For a Carnot engine, the ratio of heat exchanged with the cold reservoir ($$Q_C$$) to the heat exchanged with the hot reservoir ($$Q_H$$) is equal to the ratio of their absolute temperatures:
$$\frac{Q_C}{Q_H} = \frac{T_C}{T_H}$$
Since power is the rate of energy transfer, we can write this relationship in terms of rates (power):
$$\frac{P_C}{P_H} = \frac{T_C}{T_H}$$
where $$P_C$$ is the rate of heat output to the cold reservoir (what we need to find) and $$P_H$$ is the rate of heat input from the hot reservoir.
The power output of the engine (P) is the difference between the rate of heat input and the rate of heat output:
$$P = P_H - P_C$$
From this, we can express $$P_H$$ as:
$$P_H = P + P_C$$
Now, substitute this into the temperature ratio equation:
$$\frac{P_C}{P + P_C} = \frac{T_C}{T_H}$$

**step3** Calculate the rate of heat output

To find $$P_C$$, we rearrange the equation derived in the previous step:
$$P_C \cdot T_H = (P + P_C) \cdot T_C$$
$$P_C \cdot T_H = P \cdot T_C + P_C \cdot T_C$$
Gather terms with $$P_C$$ on one side:
$$P_C \cdot T_H - P_C \cdot T_C = P \cdot T_C$$
Factor out $$P_C$$:
$$P_C (T_H - T_C) = P \cdot T_C$$
Finally, solve for $$P_C$$:
$$P_C = P \cdot \frac{T_C}{T_H - T_C}$$
Given P = 950 W, $$T_C = 318 \mathrm{K}$$, and $$T_H = 483 \mathrm{K}$$.

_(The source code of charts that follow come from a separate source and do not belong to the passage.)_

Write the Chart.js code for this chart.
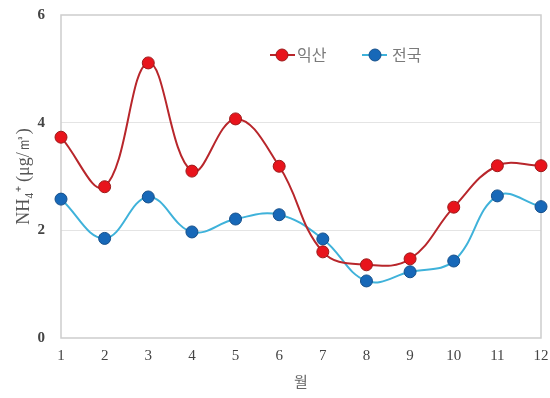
<!DOCTYPE html>
<html>
<head>
<meta charset="utf-8">
<script src="https://cdn.jsdelivr.net/npm/chart.js@4.4.0/dist/chart.umd.min.js"></script>
<style>
html,body{margin:0;padding:0;background:#fff;}
#wrap{width:550px;height:398px;}
</style>
</head>
<body>
<div id="wrap"><canvas id="c" width="550" height="398"></canvas></div>
<script>
const months = ['1','2','3','4','5','6','7','8','9','10','11','12'];
const iksan = [3.73, 2.81, 5.11, 3.10, 4.07, 3.19, 1.60, 1.36, 1.47, 2.43, 3.20, 3.20];
const national = [2.58, 1.85, 2.62, 1.97, 2.21, 2.29, 1.84, 1.06, 1.23, 1.43, 2.64, 2.44];
const seriesNames = ['익산', '전국'];
const yTicks = [0, 2, 4, 6];

const redLine = '#b8262b', redFill = '#e8141c', redBorder = '#9c1a1a';
const blueLine = '#3fb2da', blueFill = '#1768b8', blueBorder = '#154f8a';

const framePlugin = {
  id: 'frame',
  beforeDatasetsDraw(chart) {
    const a = chart.chartArea, ctx = chart.ctx;
    ctx.save();
    ctx.strokeStyle = '#cdcdcd';
    ctx.lineWidth = 1.5;
    ctx.strokeRect(a.left, a.top, a.right - a.left, a.bottom - a.top);
    ctx.restore();
  }
};

const legendPlugin = {
  id: 'customLegend',
  afterDatasetsDraw(chart) {
    const ctx = chart.ctx;
    const items = [
      {x1: 270, x2: 295, mx: 282, tx: 297, line: redLine, fill: redFill, border: redBorder, text: seriesNames[0]},
      {x1: 362, x2: 387, mx: 375, tx: 392, line: blueLine, fill: blueFill, border: blueBorder, text: seriesNames[1]}
    ];
    const y = 55;
    ctx.save();
    items.forEach(it => {
      ctx.strokeStyle = it.line; ctx.lineWidth = 2;
      ctx.beginPath(); ctx.moveTo(it.x1, y); ctx.lineTo(it.x2, y); ctx.stroke();
      ctx.beginPath(); ctx.arc(it.mx, y, 6, 0, Math.PI * 2);
      ctx.fillStyle = it.fill; ctx.fill();
      ctx.strokeStyle = it.border; ctx.lineWidth = 1; ctx.stroke();
      ctx.fillStyle = '#7a7a7a';
      ctx.font = '16px "Noto Sans CJK KR"';
      ctx.textBaseline = 'middle';
      ctx.textAlign = 'left';
      ctx.fillText(it.text, it.tx, y);
    });
    ctx.restore();
  }
};

new Chart(document.getElementById('c'), {
  type: 'line',
  data: {
    labels: months,
    datasets: [
      {
        label: seriesNames[0], data: iksan,
        borderColor: redLine, borderWidth: 2, tension: 0.4,
        pointRadius: 6, pointBackgroundColor: redFill, pointBorderColor: redBorder, pointBorderWidth: 1,
        fill: false, clip: false
      },
      {
        label: seriesNames[1], data: national,
        borderColor: blueLine, borderWidth: 2, tension: 0.4,
        pointRadius: 6, pointBackgroundColor: blueFill, pointBorderColor: blueBorder, pointBorderWidth: 1,
        fill: false, clip: false
      }
    ]
  },
  options: {
    responsive: false,
    animation: false,
    devicePixelRatio: 1,
    layout: { autoPadding: false, padding: { top: 15, right: 9, left: 0, bottom: 8 } },
    plugins: { legend: { display: false }, tooltip: { enabled: false } },
    scales: {
      x: {
        type: 'category',
        offset: false,
        grid: { display: false, drawTicks: false },
        border: { display: false },
        ticks: { color: '#444', font: { family: 'Liberation Serif', size: 15 }, padding: 9, maxRotation: 0, autoSkip: false },
        title: { display: true, text: '월', color: '#666', font: { family: 'Noto Sans CJK KR', size: 15 }, padding: { top: 2, bottom: 0 } },
        afterFit(s) { s.height = 52; s.paddingLeft = 0; s.paddingRight = 0; }
      },
      y: {
        min: 0, max: 6,
        afterBuildTicks(s) { s.ticks = yTicks.map(v => ({ value: v })); },
        grid: {
          drawTicks: false,
          color: ctx => (ctx.tick && (ctx.tick.value === 0 || ctx.tick.value === 6)) ? 'rgba(0,0,0,0)' : '#e4e4e4',
          lineWidth: 1
        },
        border: { display: false },
        ticks: { color: '#444', font: { family: 'Liberation Serif', size: 15, weight: 'bold' }, padding: 16 },
        title: { display: true, text: 'NH₄⁺ (μg/㎥)', color: '#555', font: { family: 'Liberation Serif', size: 18 }, padding: { top: 13, bottom: 0 } },
        afterFit(s) { s.width = 61; s.paddingTop = 0; s.paddingBottom = 0; }
      }
    }
  },
  plugins: [framePlugin, legendPlugin]
});
</script>
</body>
</html>
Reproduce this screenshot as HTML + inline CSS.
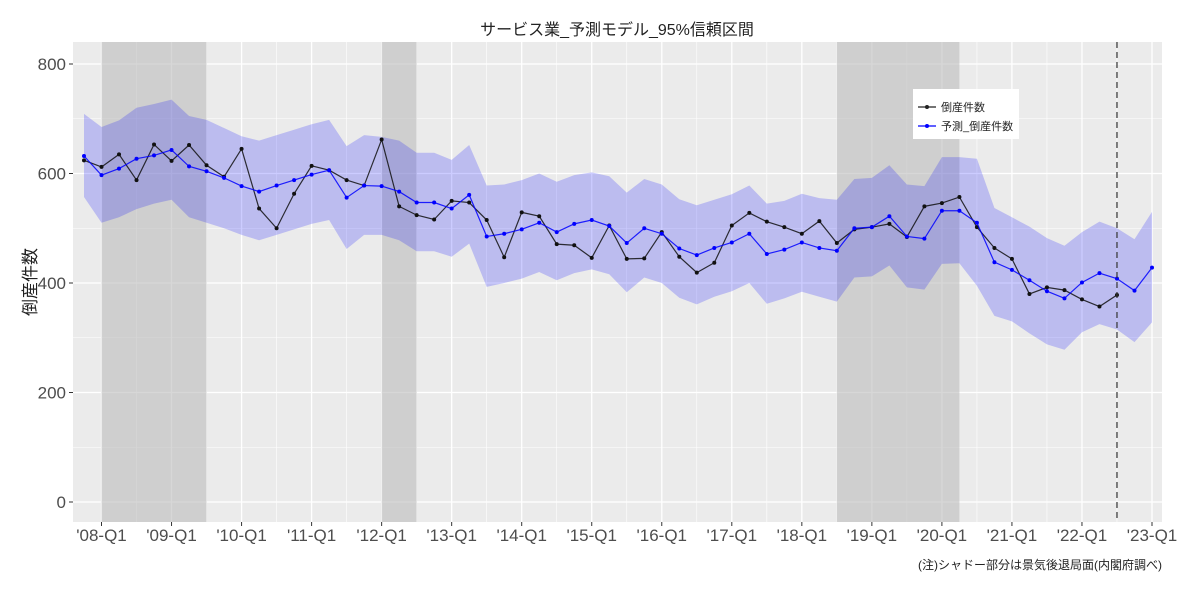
<!DOCTYPE html>
<html><head><meta charset="utf-8">
<style>
body{margin:0;background:#fff;font-family:"Liberation Sans","Noto Sans CJK JP",sans-serif;}
svg text{font-family:"Liberation Sans","Noto Sans CJK JP",sans-serif;}
</style></head>
<body>
<svg id="chart" width="1183" height="593" xmlns="http://www.w3.org/2000/svg">
<text x="617" y="35" text-anchor="middle" font-size="16" fill="#222">サービス業_予測モデル_95%信頼区間</text>
<rect x="73" y="42" width="1089" height="480" fill="#ebebeb"/>
<g id="grid"></g><g id="shades"></g><g id="band"></g><g id="lines"></g><g id="axes"></g>
<text transform="translate(36,282) rotate(-90)" text-anchor="middle" font-size="17" fill="#222">倒産件数</text>
<g>
<rect x="913" y="89" width="106" height="50" fill="#fff"/>
<line x1="918" y1="107" x2="936" y2="107" stroke="#222" stroke-width="1.2"/><circle cx="927" cy="107" r="2" fill="#222"/>
<text x="941" y="111" font-size="11" fill="#222">倒産件数</text>
<line x1="918" y1="126" x2="936" y2="126" stroke="#0000ff" stroke-width="1.2"/><circle cx="927" cy="126" r="2" fill="#0000ff"/>
<text x="941" y="130" font-size="11" fill="#222">予測_倒産件数</text>
</g>
<text x="1162" y="569" text-anchor="end" font-size="12" fill="#222">(注)シャドー部分は景気後退局面(内閣府調べ)</text>
</svg>
<script>
const actual=[624,612,635,588,653,623,652,615,594,645,536,500,563,614,606,588,578,662,540,524,516,550,547,515,447,529,522,471,469,446,505,444,445,493,448,419,437,505,528,512,502,490,513,473,498,502,508,484,540,546,557,502,464,444,380,392,387,370,357,378];
const forecast=[632,597,609,627,633,643,613,604,592,577,567,578,588,598,606,556,578,577,567,547,547,536,561,485,490,498,510,493,508,515,504,473,500,490,463,451,464,474,490,453,461,474,464,459,500,502,522,485,481,532,532,510,438,424,405,385,372,401,418,408,386,428];
const upper=[709,685,697,720,727,735,705,698,683,668,660,670,680,690,698,650,670,667,660,638,638,625,652,578,580,588,600,585,597,602,595,565,590,580,553,542,552,562,578,545,550,563,555,552,590,592,615,580,577,630,630,627,537,520,503,482,468,493,512,500,480,530];
const lower=[557,510,520,535,545,552,520,510,500,488,478,488,498,508,515,462,488,488,478,458,458,448,472,393,400,408,420,405,418,425,416,383,410,400,373,361,375,385,400,362,372,384,375,366,410,412,432,392,388,435,436,395,340,330,308,288,278,310,325,315,292,328];
const yTicks=[0,200,400,600,800];
const xLabels=["'08-Q1","'09-Q1","'10-Q1","'11-Q1","'12-Q1","'13-Q1","'14-Q1","'15-Q1","'16-Q1","'17-Q1","'18-Q1","'19-Q1","'20-Q1","'21-Q1","'22-Q1","'23-Q1"];
const recessions=[[1,7],[17,19],[43,50]];
const cutoffIndex=59;
const NS="http://www.w3.org/2000/svg";
const X=i=>84+i*(1068/61);
const Y=v=>502-v*0.5475;
function mk(p,t,a){const e=document.createElementNS(NS,t);for(const k in a)e.setAttribute(k,a[k]);document.getElementById(p).appendChild(e);return e;}
// grid
for(let v=0;v<=900;v+=100){const y=Y(v);if(y<42||y>522)continue;
 const g=mk('grid','line',{x1:73,x2:1162,y1:y,y2:y,stroke:'#fff','stroke-width':v%200===0?1.3:0.6});
 
 }
for(let i=-1;i<64;i+=2){const x=X(i);if(x<73||x>1162)continue;
 const g=mk('grid','line',{x1:x,x2:x,y1:42,y2:522,stroke:'#fff','stroke-width':(i-1)%4===0?1.3:0.6});
 
 }
recessions.forEach(r=>{const s=mk('shades','rect',{x:X(r[0]),y:42,width:X(r[1])-X(r[0]),height:480,fill:'#bdbdbd','fill-opacity':0.6});
 
 });
let d='';upper.forEach((v,i)=>d+=(i?'L':'M')+X(i)+','+Y(v));
for(let i=lower.length-1;i>=0;i--)d+='L'+X(i)+','+Y(lower[i]);
const b=mk('band','path',{d:d+'Z',fill:'#0000ff','fill-opacity':0.2});


function series(arr,col,name){const p=mk('lines','polyline',{points:arr.map((v,i)=>X(i)+','+Y(v)).join(' '),fill:'none',stroke:col,'stroke-width':1.2,'stroke-opacity':0.85});
 
 
 arr.forEach((v,i)=>{const c=mk('lines','circle',{cx:X(i),cy:Y(v),r:2,fill:col});
  
  });}
series(actual,'#111','actual');
series(forecast,'#0000ff','forecast');
const dl=mk('lines','line',{x1:X(cutoffIndex),x2:X(cutoffIndex),y1:42,y2:522,stroke:'#333','stroke-dasharray':'6,4','stroke-width':1.2});


yTicks.forEach(v=>{const t=mk('axes','text',{x:66,y:Y(v)+6,'text-anchor':'end','font-size':17,fill:'#4d4d4d'});t.textContent=v;
 
 
 mk('axes','line',{x1:69,x2:73,y1:Y(v),y2:Y(v),stroke:'#333'});});
xLabels.forEach((s,k)=>{const x=X(1+4*k);const t=mk('axes','text',{x:x,y:541,'text-anchor':'middle','font-size':17,fill:'#4d4d4d'});t.textContent=s;
 
 
 mk('axes','line',{x1:x,x2:x,y1:522,y2:526,stroke:'#333'});});
</script>
</body></html>
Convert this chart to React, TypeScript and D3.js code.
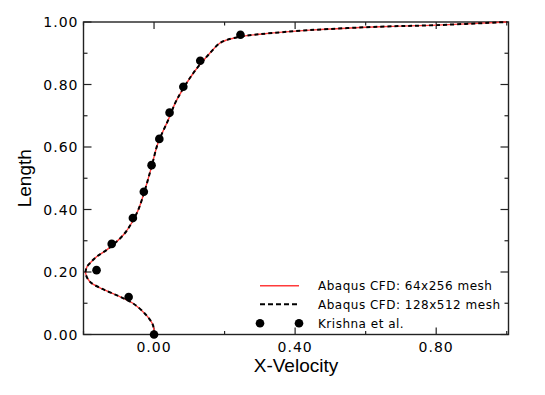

Substitute these values into the equation:
$$P_C = 950 \mathrm{W} \cdot \frac{318 \mathrm{K}}{483 \mathrm{K} - 318 \mathrm{K}}$$
$$P_C = 950 \mathrm{W} \cdot \frac{318 \mathrm{K}}{165 \mathrm{K}}$$
$$P_C = 950 \mathrm{W} \cdot 1.927272...$$
$$P_C \approx 1830.91 \mathrm{W}$$
The rate of heat output is approximately 1830.91 W.